Google makes Chrome 15% faster on Windows

Google is currently making a concerted effort to make its Chrome browser faster and leaner. The company announced a project to bring down memory usage earlier this month, for example. But it also quietly started work on some other optimizations recently, too, that add up to making Chrome on Windows run about 15 percent faster than before.

Starting with the Chrome 53 release of 64-bit Chrome and version 54 of the 32-bit version, Google started using Microsoft’s so-called Profile Guided Optimization technology to speed up startup times (by 17 percent), new tab page load times (by almost 15 percent), and overall page load times (by 6 percent) in Chrome.

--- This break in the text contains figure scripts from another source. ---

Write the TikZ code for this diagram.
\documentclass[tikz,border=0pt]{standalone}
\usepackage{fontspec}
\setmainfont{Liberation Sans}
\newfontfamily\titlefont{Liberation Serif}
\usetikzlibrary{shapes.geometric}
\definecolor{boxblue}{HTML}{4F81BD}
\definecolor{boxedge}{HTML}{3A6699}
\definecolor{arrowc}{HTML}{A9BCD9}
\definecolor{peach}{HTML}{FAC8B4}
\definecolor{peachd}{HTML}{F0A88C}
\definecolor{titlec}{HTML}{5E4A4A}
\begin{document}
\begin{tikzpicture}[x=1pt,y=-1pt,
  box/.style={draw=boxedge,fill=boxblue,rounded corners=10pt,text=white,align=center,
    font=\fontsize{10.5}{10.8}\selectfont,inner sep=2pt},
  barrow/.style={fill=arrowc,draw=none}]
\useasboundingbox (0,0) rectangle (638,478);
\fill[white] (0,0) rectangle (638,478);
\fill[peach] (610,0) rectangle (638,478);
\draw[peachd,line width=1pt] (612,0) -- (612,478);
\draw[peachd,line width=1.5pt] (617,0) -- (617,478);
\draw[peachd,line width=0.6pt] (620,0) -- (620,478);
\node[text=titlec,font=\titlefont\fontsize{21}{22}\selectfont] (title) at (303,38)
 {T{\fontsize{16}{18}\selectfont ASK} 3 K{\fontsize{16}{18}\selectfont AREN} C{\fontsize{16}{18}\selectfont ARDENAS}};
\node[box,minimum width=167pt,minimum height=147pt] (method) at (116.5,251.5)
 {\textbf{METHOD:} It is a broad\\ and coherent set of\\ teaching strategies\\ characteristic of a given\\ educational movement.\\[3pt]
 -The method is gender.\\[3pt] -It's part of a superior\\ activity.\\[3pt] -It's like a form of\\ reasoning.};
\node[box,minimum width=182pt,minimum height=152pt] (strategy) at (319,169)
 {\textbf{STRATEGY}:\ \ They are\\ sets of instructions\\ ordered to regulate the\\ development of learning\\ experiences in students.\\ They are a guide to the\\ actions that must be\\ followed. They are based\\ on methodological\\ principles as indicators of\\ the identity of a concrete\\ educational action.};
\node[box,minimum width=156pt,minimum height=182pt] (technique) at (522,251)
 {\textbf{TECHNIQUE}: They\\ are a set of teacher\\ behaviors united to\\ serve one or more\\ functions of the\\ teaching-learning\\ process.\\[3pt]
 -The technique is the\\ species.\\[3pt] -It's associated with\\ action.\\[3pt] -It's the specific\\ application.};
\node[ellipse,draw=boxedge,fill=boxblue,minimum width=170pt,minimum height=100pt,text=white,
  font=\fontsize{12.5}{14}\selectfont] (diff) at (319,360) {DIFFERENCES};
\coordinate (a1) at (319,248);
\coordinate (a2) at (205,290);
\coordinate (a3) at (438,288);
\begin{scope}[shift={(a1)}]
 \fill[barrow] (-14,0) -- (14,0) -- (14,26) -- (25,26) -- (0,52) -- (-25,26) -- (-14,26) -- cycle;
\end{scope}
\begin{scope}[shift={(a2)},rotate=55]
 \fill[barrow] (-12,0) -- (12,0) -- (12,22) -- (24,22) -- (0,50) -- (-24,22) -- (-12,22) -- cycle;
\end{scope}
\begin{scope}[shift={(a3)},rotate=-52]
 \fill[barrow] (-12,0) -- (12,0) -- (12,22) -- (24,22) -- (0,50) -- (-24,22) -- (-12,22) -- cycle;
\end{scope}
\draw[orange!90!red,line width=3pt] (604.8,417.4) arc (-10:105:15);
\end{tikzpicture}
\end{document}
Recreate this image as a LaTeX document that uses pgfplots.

Profile Guided Optimization (PGO) is a feature of Microsoft’s Visual Studio developer tools that measures how users actually interact with an application. It then uses this training data and re-compiles the application with a focus on optimizing the most often used functions of the application.

“Chrome is a huge software project with more than a million functions in its source code,” Google’s Sébastien Marchand explains in today’s announcement. “Not all functions are equal – some are called frequently, while others are rarely used.  PGO uses data from runtime execution that track which functions are most common to guide optimization.”

One of the most effective techniques PGO uses to speed up applications is to optimize where in the memory the often-used functions are kept so — at least in the ideal situation — those functions can be kept in the CPU’s fast instruction cache.

You can read all about how PGO works in practice here, but the main takeaway is that Google is still able to squeeze more performance optimizations out of its existing code base for Chrome. Given that PGO isn’t exactly new, though, it does come as a bit of a surprise that the team didn’t use this technique already.